The wealthy, who can easily afford health insurance, also benefit from the tax break, in fact the benefit more since it is worth more the higher one’s tax bracket. Meanwhile, under current policies they pay lower taxes and lower prices because their nanny, gardener, housekeeper, bartender, waitress, store clerk, and other goods and services providers lack health insurance.
The health care industries are themselves winners, since the mishmash health care finance system allows them to milk the public treasury without appearing to do so. No wonder they opposed Bill Clinton’s universal health care plan in 1993. Separated from the customer by blame-absorbing intermediaries, the health care industry continues to provide more and more expensive care to fewer and fewer people, with an ever present threat of providing nothing at all unless funding is increased further. Even as the cost of health care burdens the United States more than any other country, people are happy to take more and more of it because they are forced to pay up front, and after that it is “free.” Nowhere in the United States is the health care industry more powerful, and greedier, than in New York, where our Medicaid program is the best argument against universal public funding for health insurance out there.

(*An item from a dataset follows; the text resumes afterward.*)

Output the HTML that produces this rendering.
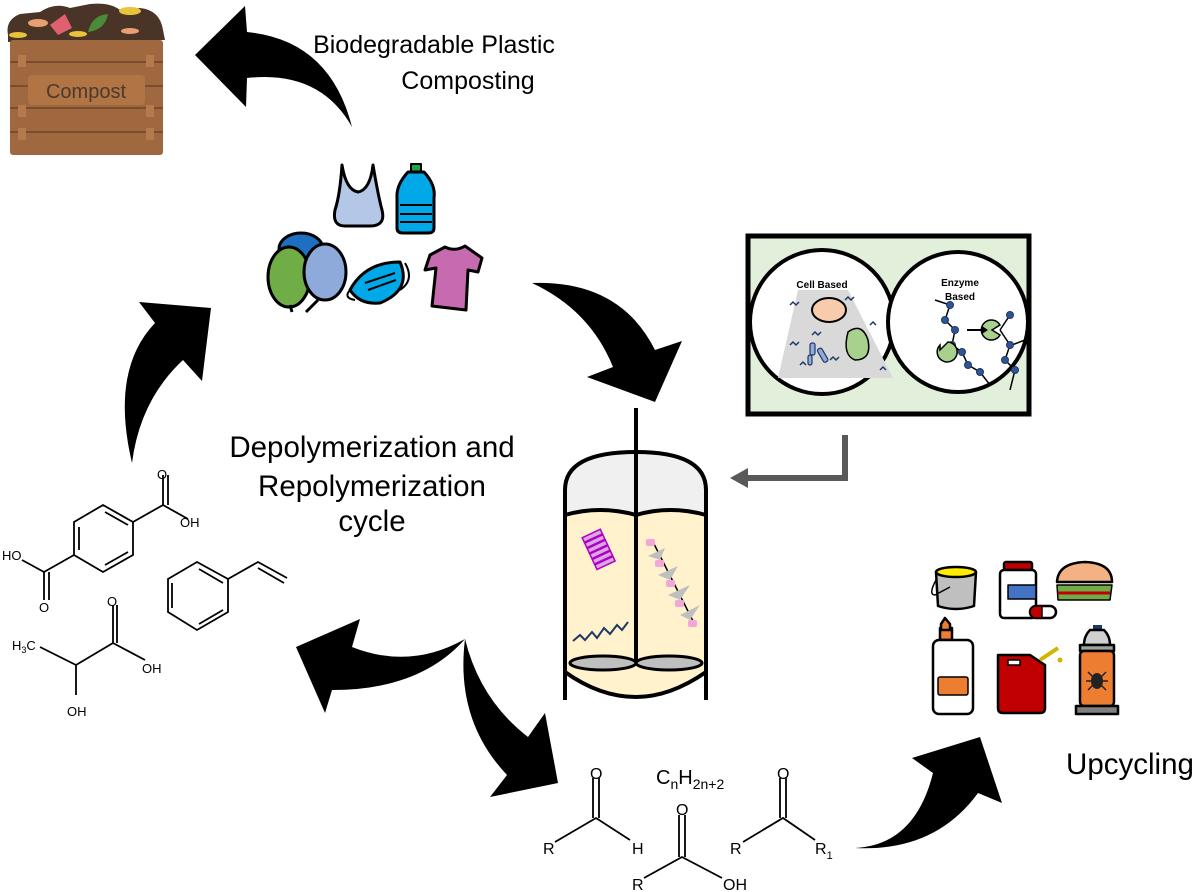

The losers? The real working class including Blacks, Latinos, Asians, immigrants, “rednecks,” and others working in the low paid, no-benefit small business sector. The growing ranks of self-employed, college educated “freelancers” and “permalancers.” Today’s young, who will tomorrow’s senior citizens with less health care. Elected officials like to talk about the losers. But they are unwilling to ask the winners to pay more, or accept less, to do something for them.
My view is that we are either all in it together, or we are not. Republicans and Democrats, liberals and conservatives, can debate what the level of socially guaranteed health care should be, but whatever it is, it should be for everyone, and paid for today, not cost-shifted to tomorrow. They should settle their differences by agreeing to a middle of the road level of guaranteed health care for all, rather than agreeing to have some people count more than others. Any solution that continues to have separate multiple funding streams for different groups is likely to perpetuate these inequalities to the benefit of insiders and better off generations, and the detriment of outsiders and future generations. We don’t need a single national health service, since not even Democrats dare to object to a “voucher system” in health care. We could have multiple intermediaries, including public programs and insurance companies. We could even offer a choice of paying more taxes and having the government pay for health care, or sending the money to a private intermediary and sending in less taxes. But the level of public funding per person, adjusted only for defensible differences such as age, sex, and chronic existing health conditions, should be the same. Anything else is morally wrong.